PARTY POLITICS

Last month Shelby and several staff members trekked to New York, where a number of securities firms sponsored a fundraiser for his 2004 reelection campaign.

Last month Shelby and several staff members trekked to New York, where a number of securities firms sponsored a fundraiser for his 2004 reelection campaign. Held in the tony Sky Club atop midtown Manhattan’s landmark MetLife Building, the event gave Wall Street lobbyists and executives an opportunity to ingratiate themselves with the Alabama Republican, who rose to the committee chairmanship after Phil Gramm, previously the panel’s senior Republican, left the Senate for UBS Warburg. Shelby, a conservative Democrat until he switched parties following the 1994 GOP congressional sweep, was the ranking Republican on the high-profile Select Committee on Intelligence in the last Congress, where he earned a reputation as a maverick who wasn’t afraid to break ranks with President Bush and other senior Republicans on national security issues.

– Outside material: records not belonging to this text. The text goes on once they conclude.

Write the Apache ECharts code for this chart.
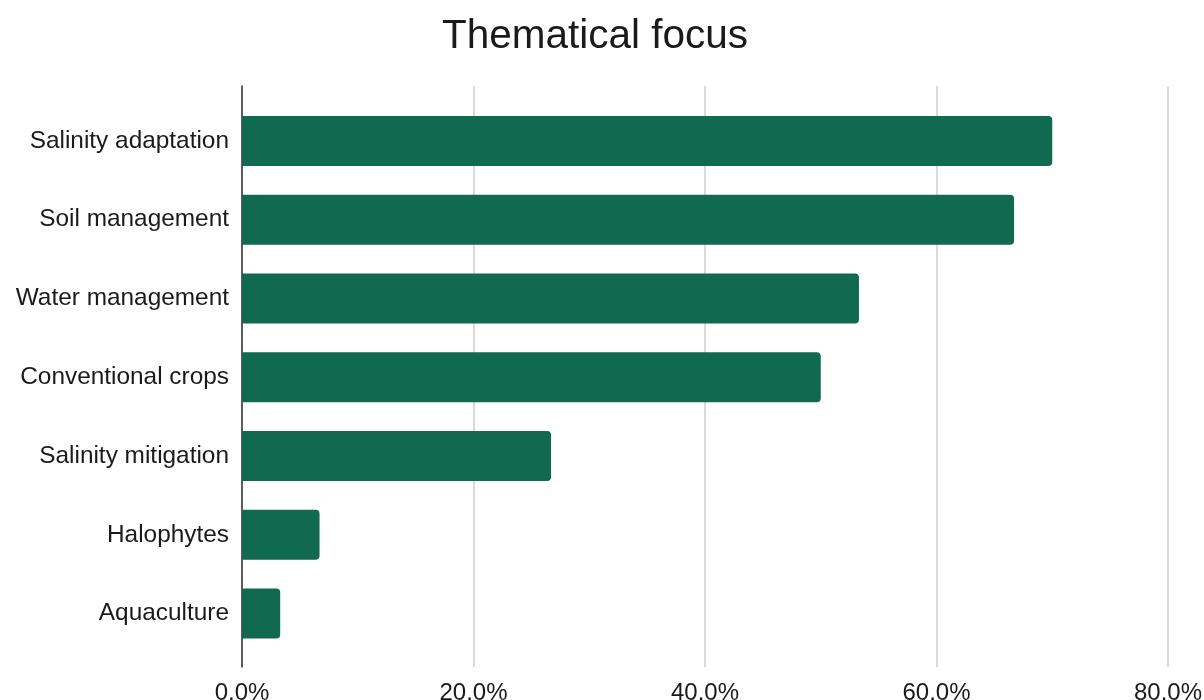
<!DOCTYPE html>
<html>
<head>
<meta charset="utf-8">
<script src="https://cdn.jsdelivr.net/npm/echarts@6/dist/echarts.min.js"></script>
<style>
html,body{margin:0;padding:0;background:#fff;}
#chart{width:1204px;height:700px;}
</style>
</head>
<body>
<div id="chart"></div>
<script>
var titleText = 'Thematical focus';
var categories = ['Salinity adaptation','Soil management','Water management','Conventional crops','Salinity mitigation','Halophytes','Aquaculture'];
var shares = [70.0, 66.7, 53.3, 50.0, 26.7, 6.7, 3.3];
var axisMin = 0, axisMax = 80, axisStep = 20;

var FONT = '"Liberation Sans", Arial, Helvetica, sans-serif';
var chart = echarts.init(document.getElementById('chart'), null, {renderer:'canvas'});
chart.setOption({
  backgroundColor:'#ffffff',
  animation:false,
  title:{text:titleText,left:437,top:11,textStyle:{fontFamily:FONT,fontSize:40.5,fontWeight:'normal',color:'#1a1a1a'}},
  grid:[
    {left:242,right:36,top:86,bottom:33,containLabel:false,outerBoundsMode:'none'},
    {left:242,right:36,top:101.5,bottom:47,containLabel:false,outerBoundsMode:'none'}
  ],
  xAxis:[
    {type:'value',gridIndex:0,min:axisMin,max:axisMax,interval:axisStep,
     axisLine:{show:false},axisTick:{show:false},
     splitLine:{show:true,lineStyle:{color:'#cccccc',width:1.5}},
     axisLabel:{margin:14,fontFamily:FONT,fontSize:24,color:'#1a1a1a',formatter:function(v){return v.toFixed(1)+'%';}}},
    {type:'value',gridIndex:1,min:axisMin,max:axisMax,interval:axisStep,show:false}
  ],
  yAxis:[
    {type:'value',gridIndex:0,min:0,max:1,axisLabel:{show:false},axisTick:{show:false},splitLine:{show:false},
     axisLine:{show:true,lineStyle:{color:'#333333',width:1.5}}},
    {type:'category',gridIndex:1,data:categories,inverse:true,
     axisLine:{show:false},axisTick:{show:false},
     axisLabel:{margin:13,fontFamily:FONT,fontSize:24.4,color:'#1a1a1a'}}
  ],
  series:[{
    type:'bar',xAxisIndex:1,yAxisIndex:1,data:shares,
    barWidth:50,
    itemStyle:{color:'#116a4f',borderRadius:[0,4,4,0]},
    z:1
  }]
});
</script>
</body>
</html>
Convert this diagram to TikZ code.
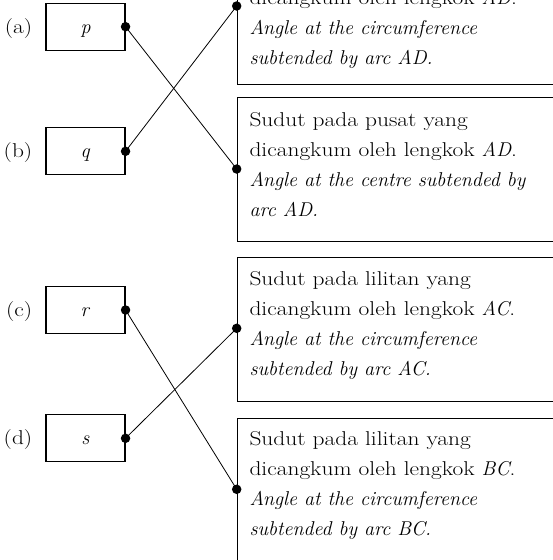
\documentclass[tikz,border=0pt]{standalone}
\usepackage{fontspec}
\setmainfont{Latin Modern Roman}[UprightFeatures={FakeStretch=1.17}]
\usetikzlibrary{calc}
\begin{document}
\begin{tikzpicture}[x=1pt,y=-1pt,
  every node/.style={font=\fontsize{20}{30}\selectfont, text=black},
  lbox/.style={draw, line width=1.1pt, minimum width=79pt, minimum height=47pt, inner sep=0pt, text height=14pt, text depth=1.4pt},
  rbox/.style={draw, line width=1.1pt, minimum width=340pt, inner sep=0pt, anchor=north west},
  txt/.style={anchor=base west, inner sep=0pt},
  lab/.style={anchor=base east, inner sep=0pt},
  dot/.style={circle, fill=black, inner sep=0pt, minimum size=9.5pt},
  link/.style={line width=0.8pt}]
\useasboundingbox (0,0) rectangle (553,560);
\fill[white] (0,0) rectangle (553,560);
\clip (0,0) rectangle (553,560);

% left boxes
\node[lbox] (pa) at (85.5,26.7) {\textit{p}};
\node[lbox] (pb) at (85.5,151.3) {\textit{q}};
\node[lbox] (pc) at (85.5,310) {\textit{r}};
\node[lbox] (pd) at (85.5,438.3) {\textit{s}};

\node[lab] (la) at ($(pa.west)+(-13,6.3)$) {(a)};
\node[lab] (lb) at ($(pb.west)+(-13,6.3)$) {(b)};
\node[lab] (lc) at ($(pc.west)+(-13,6.3)$) {(c)};
\node[lab] (ld) at ($(pd.west)+(-13,6.3)$) {(d)};

% right boxes
\node[rbox, minimum height=140pt] (ra) at (236.7,-56) {};
\node[rbox, minimum height=143.4pt] (rb) at (236.7,97.3) {};
\node[rbox, minimum height=144pt] (rc) at (236.7,256.7) {};
\node[rbox, minimum height=150pt] (rd) at (236.7,418.3) {};

\node[txt] (ta) at ($(ra.north west)+(12.6,30)$) {\parbox[t]{320pt}{\raggedright
Sudut pada lilitan yang\\
dicangkum oleh lengkok \textit{AD}.\\
\textit{Angle at the circumference}\\
\textit{subtended by arc AD.}}};
\node[txt] (tb) at ($(rb.north west)+(12.6,29.4)$) {\parbox[t]{320pt}{\raggedright
Sudut pada pusat yang\\
dicangkum oleh lengkok \textit{AD}.\\
\textit{Angle at the centre subtended by}\\
\textit{arc AD.}}};
\node[txt] (tc) at ($(rc.north west)+(12.6,28.3)$) {\parbox[t]{320pt}{\raggedright
Sudut pada lilitan yang\\
dicangkum oleh lengkok \textit{AC}.\\
\textit{Angle at the circumference}\\
\textit{subtended by arc AC.}}};
\node[txt] (td) at ($(rd.north west)+(12.6,27)$) {\parbox[t]{320pt}{\raggedright
Sudut pada lilitan yang\\
dicangkum oleh lengkok \textit{BC}.\\
\textit{Angle at the circumference}\\
\textit{subtended by arc BC.}}};

% end points on the right boxes
\coordinate (ea) at ($(ra.north west)+(0,62)$);
\coordinate (eb) at ($(rb.north west)+(0,71.7)$);
\coordinate (ec) at ($(rc.north west)+(0,71.6)$);
\coordinate (ed) at ($(rd.north west)+(0,71)$);

% connectors
\draw[link] (pa.east) -- (eb);
\draw[link] (pb.east) -- (ea);
\draw[link] (pc.east) -- (ed);
\draw[link] (pd.east) -- (ec);

% dots
\foreach \n in {pa.east,pb.east,pc.east,pd.east,ea,eb,ec,ed}
  \node[dot] at (\n) {};
\end{tikzpicture}
\end{document}
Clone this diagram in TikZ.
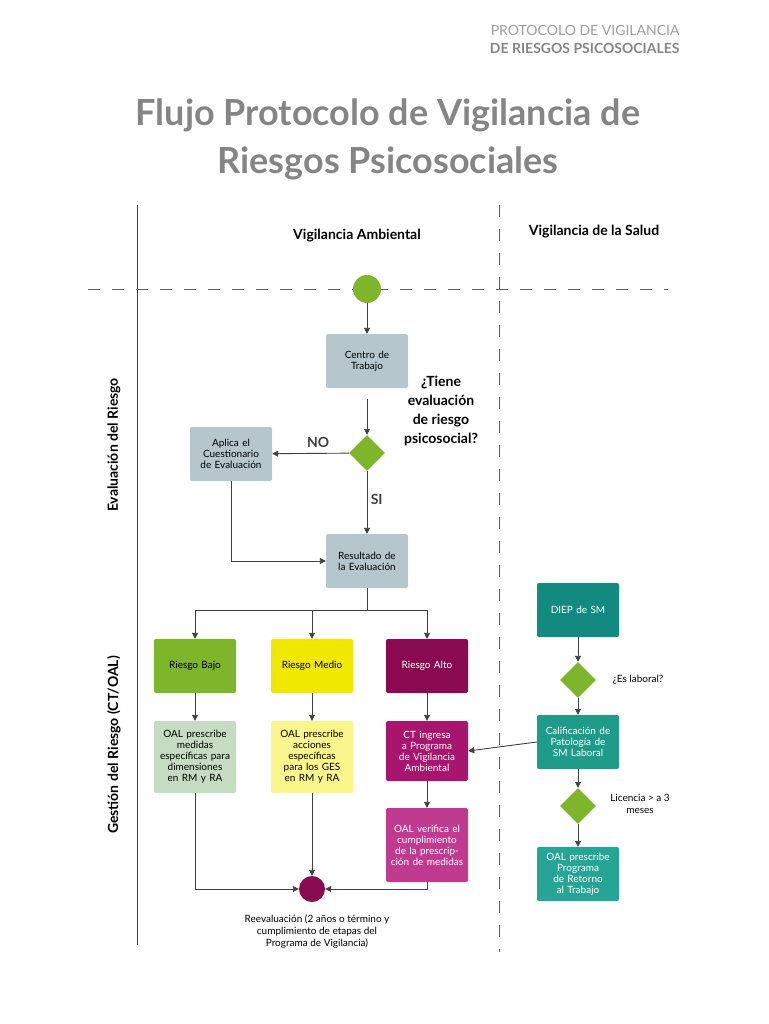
\documentclass[tikz,border=0pt]{standalone}
\usepackage{fontspec}
\setmainfont{Lato}
\usetikzlibrary{shapes.geometric,arrows.meta}
\definecolor{gtxt}{HTML}{858585}
\definecolor{ln}{HTML}{404040}
\definecolor{grn}{HTML}{7DB52B}
\definecolor{gbox}{HTML}{B5C7CD}
\definecolor{ylw}{HTML}{F0E800}
\definecolor{wine}{HTML}{8A0A52}
\definecolor{lgrn}{HTML}{C6DCC2}
\definecolor{lylw}{HTML}{FBF68C}
\definecolor{mag}{HTML}{A8156E}
\definecolor{pink}{HTML}{C03A8F}
\definecolor{teal1}{HTML}{138A80}
\definecolor{teal2}{HTML}{1F9B89}
\definecolor{teal3}{HTML}{26A596}
\begin{document}
\begin{tikzpicture}[x=1pt,y=-1pt,
 box/.style={rectangle,rounded corners=2pt,minimum width=82pt,minimum height=54pt,text width=76pt,align=center,font=\fontsize{10}{11}\selectfont,inner sep=2pt},
 dia/.style={diamond,fill=grn,minimum size=36pt,inner sep=0pt},
 arr/.style={-{Triangle[length=6pt,width=6pt]},ln,line width=0.9pt},
 lin/.style={ln,line width=0.9pt},
 dsh/.style={gtxt!70!black,line width=0.9pt,dash pattern=on 12pt off 12pt}]
\useasboundingbox (0,0) rectangle (768,1024);
\node[anchor=east,font=\fontsize{14}{16}\selectfont,text=gtxt!80] (h1) at (683,30) {PROTOCOLO DE VIGILANCIA};
\node[anchor=east,font=\fontsize{14}{16}\selectfont\bfseries,text=gtxt] (h2) at (683,48) {DE RIESGOS PSICOSOCIALES};
\node[align=center,font=\fontsize{36}{48}\selectfont\bfseries,text=gtxt] (title) at (388,139) {Flujo Protocolo de Vigilancia de\\Riesgos Psicosociales};
\draw[ln,line width=1pt] (137,205) -- (137,945);
\draw[dsh] (499,205) -- (499,952);
\draw[dsh] (88,289) -- (668,289);
\node[font=\fontsize{14}{16}\selectfont\bfseries] (va) at (357,236) {Vigilancia Ambiental};
\node[font=\fontsize{14}{16}\selectfont\bfseries] (vs) at (594,232) {Vigilancia de la Salud};
\node[rotate=90,font=\fontsize{14}{16}\selectfont\bfseries] (er) at (114,445) {Evaluación del Riesgo};
\node[rotate=90,font=\fontsize{14}{16}\selectfont\bfseries] (gr) at (114,745) {Gestión del Riesgo (CT/OAL)};
\node[circle,fill=grn,minimum size=28pt,inner sep=0pt] (start) at (367,289) {};
\node[box,fill=gbox] (ct) at (367,361) {Centro de Trabajo};
\node[dia] (d1) at (367,453) {};
\node[align=center,font=\fontsize{14}{19}\selectfont\bfseries] (q) at (441,411) {¿Tiene\\evaluación\\de riesgo\\psicosocial?};
\node[box,fill=gbox] (ap) at (231,454) {Aplica el Cuestionario de Evaluación};
\node[box,fill=gbox] (res) at (367,561) {Resultado de la Evaluación};
\draw[arr] (start) -- (ct);
\draw[arr] (367,399) -- (d1);
\draw[arr] (d1) -- node[above,pos=0.4,font=\fontsize{14}{16}\selectfont\bfseries,yshift=2pt]{NO} (ap);
\draw[arr] (d1) -- node[right,pos=0.45,font=\fontsize{14}{16}\selectfont\bfseries]{SI} (res);
\draw[arr] (ap.south) |- (res.west);
\node[box,fill=grn] (rb) at (195,666) {Riesgo Bajo};
\node[box,fill=ylw] (rm) at (312,666) {Riesgo Medio};
\node[box,fill=wine,text=white] (ra) at (427,666) {Riesgo Alto};
\coordinate (sp) at (367,610);
\draw[lin] (res.south) -- (sp);
\draw[lin] (195,610) -- (427,610);
\draw[arr] (195,610) -- (rb);
\draw[arr] (312,610) -- (rm);
\draw[arr] (427,610) -- (ra);
\node[box,fill=lgrn,minimum height=72pt] (o1) at (195,757) {OAL prescribe medidas específicas para dimensiones en RM y RA};
\node[box,fill=lylw,minimum height=72pt] (o2) at (312,757) {OAL prescribe acciones específicas para los GES en RM y RA};
\node[box,fill=mag,text=white,minimum height=60pt] (o3) at (427,751) {CT ingresa a Programa de Vigilancia Ambiental};
\node[box,fill=pink,text=white,minimum height=74pt] (o4) at (427,845) {OAL verifica el cumplimiento de la prescrip-\\ción de medidas};
\draw[arr] (rb) -- (o1);
\draw[arr] (rm) -- (o2);
\draw[arr] (ra) -- (o3);
\draw[arr] (o3) -- (o4);
\node[circle,fill=wine,minimum size=26pt,inner sep=0pt] (re) at (312,889) {};
\node[align=center,font=\fontsize{10}{12}\selectfont,anchor=north] (ret) at (317,911) {Reevaluación (2 años o término y\\cumplimiento de etapas del\\Programa de Vigilancia)};
\draw[arr] (o1.south) |- (re.west);
\draw[arr] (o2) -- (re);
\draw[arr] (o4.south) |- (re.east);
\node[box,fill=teal1,text=white] (diep) at (578,610) {DIEP de SM};
\node[dia] (d2) at (578,680) {};
\node[font=\fontsize{10}{12}\selectfont] (el) at (638,680) {¿Es laboral?};
\node[box,fill=teal2,text=white] (cal) at (578,742) {Calificación de Patología de SM Laboral};
\node[dia] (d3) at (578,806) {};
\node[align=center,font=\fontsize{10}{12}\selectfont] (lic) at (640,804) {Licencia > a 3\\meses};
\node[box,fill=teal3,text=white] (ret2) at (578,874) {OAL prescribe Programa de Retorno al Trabajo};
\draw[arr] (diep) -- (d2);
\draw[arr] (d2) -- (cal);
\draw[arr] (cal) -- (d3);
\draw[arr] (d3) -- (ret2);
\draw[arr] (cal.west) -- (o3.east);
\end{tikzpicture}
\end{document}
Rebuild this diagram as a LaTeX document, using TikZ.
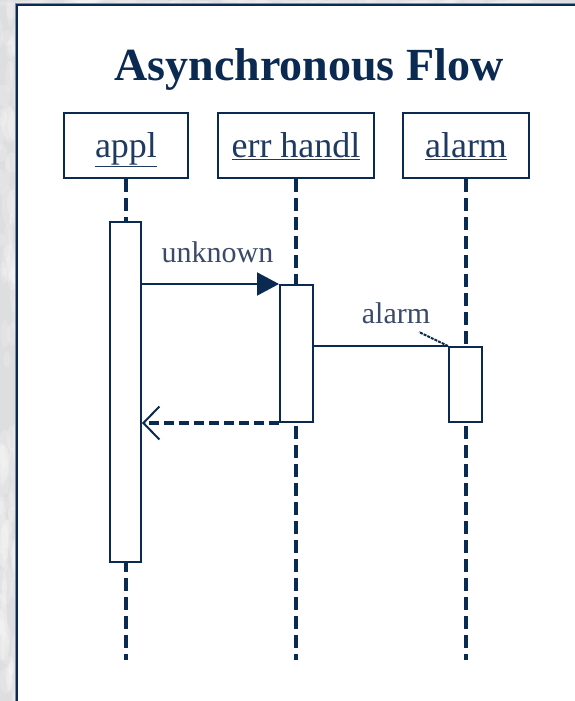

Wall Street doesn’t know what to expect, policywise, from its new overseer, and the senator himself wouldn’t comment on the evening. But one person who attended the soiree said Shelby and his staff took a keen interest in the industry’s preparedness for future terrorist attacks. “He wanted to know exactly what happened on 9/11, how everyone responded and particularly how the New York Stock Exchange would handle it if something else happened.”